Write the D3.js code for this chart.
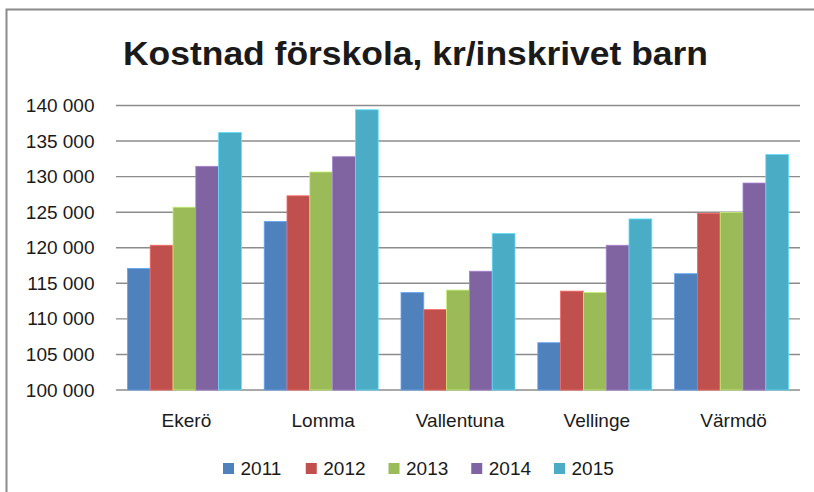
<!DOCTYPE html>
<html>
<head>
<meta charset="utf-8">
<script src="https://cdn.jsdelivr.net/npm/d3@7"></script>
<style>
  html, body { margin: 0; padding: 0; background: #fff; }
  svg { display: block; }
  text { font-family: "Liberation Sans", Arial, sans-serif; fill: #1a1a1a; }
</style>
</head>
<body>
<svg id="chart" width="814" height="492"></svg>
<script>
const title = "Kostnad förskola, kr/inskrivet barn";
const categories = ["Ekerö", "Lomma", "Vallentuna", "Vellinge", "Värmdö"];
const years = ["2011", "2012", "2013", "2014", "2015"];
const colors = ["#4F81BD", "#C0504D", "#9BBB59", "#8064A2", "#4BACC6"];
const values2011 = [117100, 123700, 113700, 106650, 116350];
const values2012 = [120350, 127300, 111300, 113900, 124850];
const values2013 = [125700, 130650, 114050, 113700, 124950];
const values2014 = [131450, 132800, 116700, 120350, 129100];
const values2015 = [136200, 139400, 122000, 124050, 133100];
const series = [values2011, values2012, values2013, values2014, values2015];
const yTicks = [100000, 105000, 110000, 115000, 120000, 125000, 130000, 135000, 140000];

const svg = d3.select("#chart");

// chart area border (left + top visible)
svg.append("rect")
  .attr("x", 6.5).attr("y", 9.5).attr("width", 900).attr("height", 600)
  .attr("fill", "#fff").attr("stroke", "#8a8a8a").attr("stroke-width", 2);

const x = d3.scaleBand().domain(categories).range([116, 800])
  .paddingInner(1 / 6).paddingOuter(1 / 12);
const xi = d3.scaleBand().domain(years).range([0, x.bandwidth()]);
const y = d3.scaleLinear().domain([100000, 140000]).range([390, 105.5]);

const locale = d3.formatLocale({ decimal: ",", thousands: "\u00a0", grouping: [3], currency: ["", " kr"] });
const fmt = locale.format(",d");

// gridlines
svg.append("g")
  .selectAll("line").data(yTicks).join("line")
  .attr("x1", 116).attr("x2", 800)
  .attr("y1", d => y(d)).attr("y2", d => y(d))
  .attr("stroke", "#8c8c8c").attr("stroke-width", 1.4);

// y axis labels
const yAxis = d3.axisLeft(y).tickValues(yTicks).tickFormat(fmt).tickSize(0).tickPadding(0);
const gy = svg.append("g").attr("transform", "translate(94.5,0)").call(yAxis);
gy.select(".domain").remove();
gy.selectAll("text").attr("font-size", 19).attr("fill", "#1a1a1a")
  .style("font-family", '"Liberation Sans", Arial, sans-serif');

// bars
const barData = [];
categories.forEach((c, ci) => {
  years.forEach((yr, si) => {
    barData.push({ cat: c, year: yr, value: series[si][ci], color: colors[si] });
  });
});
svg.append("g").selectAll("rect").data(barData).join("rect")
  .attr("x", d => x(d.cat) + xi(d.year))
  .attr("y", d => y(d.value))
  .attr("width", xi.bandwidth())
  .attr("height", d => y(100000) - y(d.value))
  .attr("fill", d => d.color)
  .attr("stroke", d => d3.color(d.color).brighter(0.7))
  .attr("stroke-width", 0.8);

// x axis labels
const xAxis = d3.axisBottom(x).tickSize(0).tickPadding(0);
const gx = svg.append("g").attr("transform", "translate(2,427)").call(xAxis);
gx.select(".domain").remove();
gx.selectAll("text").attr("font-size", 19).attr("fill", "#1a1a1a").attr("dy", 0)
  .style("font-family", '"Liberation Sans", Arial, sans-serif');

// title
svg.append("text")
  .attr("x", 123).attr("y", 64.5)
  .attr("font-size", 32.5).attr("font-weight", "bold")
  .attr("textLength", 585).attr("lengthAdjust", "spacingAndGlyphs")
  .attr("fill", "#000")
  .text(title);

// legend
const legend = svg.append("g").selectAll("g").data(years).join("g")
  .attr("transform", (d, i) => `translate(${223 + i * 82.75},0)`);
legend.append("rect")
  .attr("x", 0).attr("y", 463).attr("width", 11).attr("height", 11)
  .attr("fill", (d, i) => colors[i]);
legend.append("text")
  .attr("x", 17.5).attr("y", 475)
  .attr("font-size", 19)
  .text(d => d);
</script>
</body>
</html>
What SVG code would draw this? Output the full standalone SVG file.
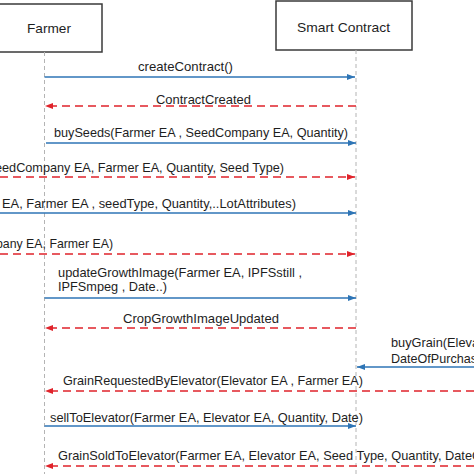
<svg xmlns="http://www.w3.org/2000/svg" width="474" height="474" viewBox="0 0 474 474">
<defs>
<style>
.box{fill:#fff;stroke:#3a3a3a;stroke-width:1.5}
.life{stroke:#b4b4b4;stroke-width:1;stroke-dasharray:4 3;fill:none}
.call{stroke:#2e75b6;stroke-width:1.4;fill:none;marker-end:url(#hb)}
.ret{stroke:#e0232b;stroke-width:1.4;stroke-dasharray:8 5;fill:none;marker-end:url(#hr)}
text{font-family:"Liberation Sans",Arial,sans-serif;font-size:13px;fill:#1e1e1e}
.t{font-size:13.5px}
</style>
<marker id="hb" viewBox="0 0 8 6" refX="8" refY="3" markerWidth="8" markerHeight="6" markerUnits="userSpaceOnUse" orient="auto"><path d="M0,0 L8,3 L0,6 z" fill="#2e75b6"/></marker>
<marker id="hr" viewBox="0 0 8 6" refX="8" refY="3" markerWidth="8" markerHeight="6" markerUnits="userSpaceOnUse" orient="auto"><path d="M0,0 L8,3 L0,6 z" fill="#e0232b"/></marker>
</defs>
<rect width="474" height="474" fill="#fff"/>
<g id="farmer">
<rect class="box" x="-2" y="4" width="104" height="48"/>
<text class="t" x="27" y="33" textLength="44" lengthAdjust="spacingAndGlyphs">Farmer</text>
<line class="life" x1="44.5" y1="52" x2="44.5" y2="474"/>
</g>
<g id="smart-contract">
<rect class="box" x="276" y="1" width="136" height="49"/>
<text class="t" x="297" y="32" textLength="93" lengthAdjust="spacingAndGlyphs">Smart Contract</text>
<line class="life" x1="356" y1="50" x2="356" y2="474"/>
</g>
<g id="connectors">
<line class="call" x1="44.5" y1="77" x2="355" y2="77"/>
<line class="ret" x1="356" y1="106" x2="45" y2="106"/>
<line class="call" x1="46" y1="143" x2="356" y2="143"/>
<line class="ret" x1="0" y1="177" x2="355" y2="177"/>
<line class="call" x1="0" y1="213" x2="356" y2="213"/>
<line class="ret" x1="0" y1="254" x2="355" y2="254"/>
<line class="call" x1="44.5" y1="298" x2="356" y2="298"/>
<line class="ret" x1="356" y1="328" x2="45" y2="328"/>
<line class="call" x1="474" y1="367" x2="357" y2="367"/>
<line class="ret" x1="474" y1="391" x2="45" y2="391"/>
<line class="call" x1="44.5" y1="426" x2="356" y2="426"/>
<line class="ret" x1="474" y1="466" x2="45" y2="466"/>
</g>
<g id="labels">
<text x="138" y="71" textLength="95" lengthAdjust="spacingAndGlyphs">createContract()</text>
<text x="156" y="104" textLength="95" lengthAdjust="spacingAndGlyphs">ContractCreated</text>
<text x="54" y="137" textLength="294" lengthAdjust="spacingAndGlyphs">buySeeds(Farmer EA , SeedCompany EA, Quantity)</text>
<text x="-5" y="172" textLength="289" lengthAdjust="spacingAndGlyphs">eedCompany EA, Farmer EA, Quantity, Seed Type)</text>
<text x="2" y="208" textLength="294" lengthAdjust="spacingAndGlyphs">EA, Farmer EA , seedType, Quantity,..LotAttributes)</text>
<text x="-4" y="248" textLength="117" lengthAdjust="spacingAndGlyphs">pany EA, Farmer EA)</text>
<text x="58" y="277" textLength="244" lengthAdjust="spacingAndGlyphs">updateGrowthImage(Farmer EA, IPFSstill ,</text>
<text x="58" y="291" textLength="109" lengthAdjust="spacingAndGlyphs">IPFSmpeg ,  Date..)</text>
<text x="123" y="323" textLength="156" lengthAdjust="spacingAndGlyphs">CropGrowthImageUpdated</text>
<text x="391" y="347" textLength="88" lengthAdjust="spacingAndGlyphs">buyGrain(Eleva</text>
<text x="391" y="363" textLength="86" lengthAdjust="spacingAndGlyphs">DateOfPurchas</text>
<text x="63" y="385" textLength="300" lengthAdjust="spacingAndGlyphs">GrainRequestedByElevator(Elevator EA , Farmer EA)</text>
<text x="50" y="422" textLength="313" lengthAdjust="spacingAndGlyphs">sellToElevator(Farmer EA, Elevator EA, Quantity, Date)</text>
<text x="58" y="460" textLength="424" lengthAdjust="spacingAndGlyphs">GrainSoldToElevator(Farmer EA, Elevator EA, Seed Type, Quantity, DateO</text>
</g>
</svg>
+++++
WHAT TO WORK ON: Track down every line of the material containing the string "this", and copy it.

TASK RESULT:
Write the D3.js code for this chart.
What SVG code would draw this? Output the full standalone SVG file.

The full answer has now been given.